Dimon seems ready for his new role as Wall Street’s top dog. After explaining how the Bear Stearns deal will likely prove a good one for JPMorgan shareholders, he segued into a rationale for why it might also prove so for the entire economy. “You have to keep in mind the financial conditions of the entire system,” he said, when I asked him whether an appropriate example could have been set if Bear Stearns had been allowed to go under. “Who are you really helping if everyone gets hurt? No, I don’t think highly paid executives at any investment bank deserve to get bailed out. But at some point, you’re just talking about various degrees of suffering.”

Of course, JPMorgan didn’t “save” the system on its own. The loans the company originally provided to Bear Stearns to keep it afloat had been guaranteed by the Fed, effectively making them risk-free.
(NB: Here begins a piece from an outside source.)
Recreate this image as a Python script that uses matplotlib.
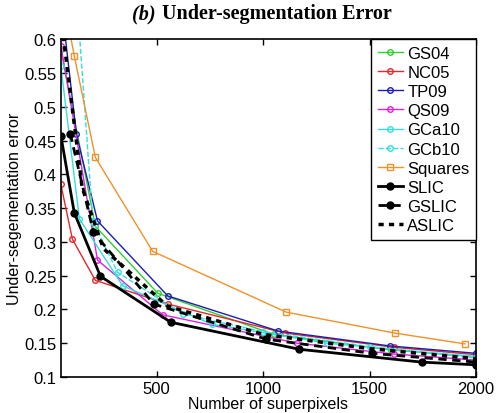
import matplotlib
matplotlib.use('Agg')
import matplotlib.pyplot as plt

# data (x = number of superpixels, y = under-segmentation error)
gs04_x = [50, 212, 505, 1050, 1600, 2000]
gs04_y = [0.585, 0.323, 0.224, 0.163, 0.140, 0.130]

nc05_x = [50, 104, 212, 552, 1104, 1613, 2000]
nc05_y = [0.385, 0.304, 0.243, 0.208, 0.165, 0.144, 0.133]

tp09_x = [50, 123, 222, 552, 1070, 1594, 2000]
tp09_y = [0.66, 0.459, 0.331, 0.220, 0.168, 0.146, 0.135]

qs09_x = [50, 222, 528, 1160, 1613, 2000]
qs09_y = [0.59, 0.273, 0.192, 0.150, 0.134, 0.125]

gca10_x = [50, 137, 340, 760, 1300, 2000]
gca10_y = [0.56, 0.334, 0.235, 0.178, 0.150, 0.130]

gcb10_x = [130, 200, 316, 623, 1000, 1500, 2000]
gcb10_y = [0.64, 0.33, 0.255, 0.193, 0.167, 0.145, 0.128]

squares_x = [50, 113, 212, 481, 1108, 1618, 1948]
squares_y = [0.68, 0.575, 0.425, 0.286, 0.196, 0.165, 0.149]

slic_x = [50, 113, 236, 566, 1170, 1745, 2000]
slic_y = [0.457, 0.343, 0.249, 0.181, 0.141, 0.122, 0.118]

gslic_x = [94, 203, 486, 1014, 1509, 2000]
gslic_y = [0.46, 0.314, 0.208, 0.156, 0.135, 0.122]

aslic_x = [55, 150, 250, 550, 1000, 1500, 2000]
aslic_y = [0.62, 0.38, 0.29, 0.205, 0.163, 0.142, 0.127]

fig = plt.figure(figsize=(4.99, 4.14), dpi=100)
ax = fig.add_axes([0.122, 0.087, 0.832, 0.816])

thin = dict(lw=1.0, marker='o', ms=4, mfc='none', mew=1.0)
ax.plot(gs04_x, gs04_y, color='#33cc33', label='GS04', **thin)
ax.plot(nc05_x, nc05_y, color='#e8262c', label='NC05', **thin)
ax.plot(tp09_x, tp09_y, color='#1c1cb4', label='TP09', **thin)
ax.plot(qs09_x, qs09_y, color='#e020e0', label='QS09', **thin)
ax.plot(gca10_x, gca10_y, color='#33dede', label='GCa10', **thin)
ax.plot(gcb10_x, gcb10_y, color='#33dede', ls='--', label='GCb10', **thin)
ax.plot(squares_x, squares_y, color='#f0922a', lw=1.0, marker='s', ms=4,
        mfc='none', mew=1.0, label='Squares')
ax.plot(slic_x, slic_y, color='black', lw=2.0, marker='o', ms=5, label='SLIC')
ax.plot(gslic_x, gslic_y, color='black', lw=2.0, ls='--', dashes=(3, 2),
        marker='o', ms=5, label='GSLIC')
ax.plot(aslic_x, aslic_y, color='black', lw=2.5, ls='--', dashes=(1.5, 1.5),
        label='ASLIC')

ax.set_xlim(50, 2000)
ax.set_ylim(0.1, 0.6)
ax.set_xticks([500, 1000, 1500, 2000])
ax.set_xticklabels(['500', '1000', '1500', '2000'])
yt = [0.1, 0.15, 0.2, 0.25, 0.3, 0.35, 0.4, 0.45, 0.5, 0.55, 0.6]
ax.set_yticks(yt)
ax.set_yticklabels(['0.1', '0.15', '0.2', '0.25', '0.3', '0.35', '0.4',
                    '0.45', '0.5', '0.55', '0.6'])
ax.tick_params(direction='in', top=True, right=True, labelsize=12,
               length=4, width=1, pad=3)
for t in ax.get_xticklabels() + ax.get_yticklabels():
    t.set_family('Liberation Sans')
for s in ax.spines.values():
    s.set_linewidth(1.2)

ax.set_xlabel('Number of superpixels', fontsize=11.5, family='Liberation Sans',
              labelpad=0)
ax.set_ylabel('Under-segementation error', fontsize=11.5,
              family='Liberation Sans', labelpad=2)

# title in two pieces: italic "(b)" then the rest
fig.text(0.265, 0.965, '(b)', ha='left', va='center', fontsize=14.5,
         family='Liberation Serif', fontweight='bold', style='italic')
fig.text(0.325, 0.965, 'Under-segmentation Error', ha='left', va='center',
         fontsize=14.5, family='Liberation Serif', fontweight='bold')

leg = ax.legend(loc='upper right', handlelength=1.5,
                handletextpad=0.25, labelspacing=0.25, borderpad=0.4,
                borderaxespad=0, fancybox=False, framealpha=1,
                edgecolor='black', prop={'family': 'Liberation Sans', 'size': 12})
leg.get_frame().set_linewidth(1.0)

fig.savefig('out.png', dpi=100)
Would Dimon have done the deal without the backstop from the Fed? He pauses. “It would have been very hard to do. Without the Fed to help mitigate the risk, to protect us from an overconcentration in some risky assets, I’m not sure it was doable at all.”

So how worried is Dimon about the risky assets that might be lurking in his firm’s own portfolio, stuff for which he doesn’t have the luxury of a guarantee from the Fed, like, say, the company’s derivatives exposure? JPMorgan had $77 trillion in so-called notional derivatives exposure at the end of 2007, a number that gives some derivatives doubters pause. After pointing out that JPMorgan’s net exposure is only $67 billion—only $67 billion? No worries, then!—Dimon and his team scoff at the analysts’ suggestion that they don’t understand the risks of such exposure. They say they understand them all too well. “Look, if you don’t worry in this business, you’re crazy,” Dimon said. “It’s not lurking in the back of my mind.” He pointed to the center of his forehead. “It’s right here.”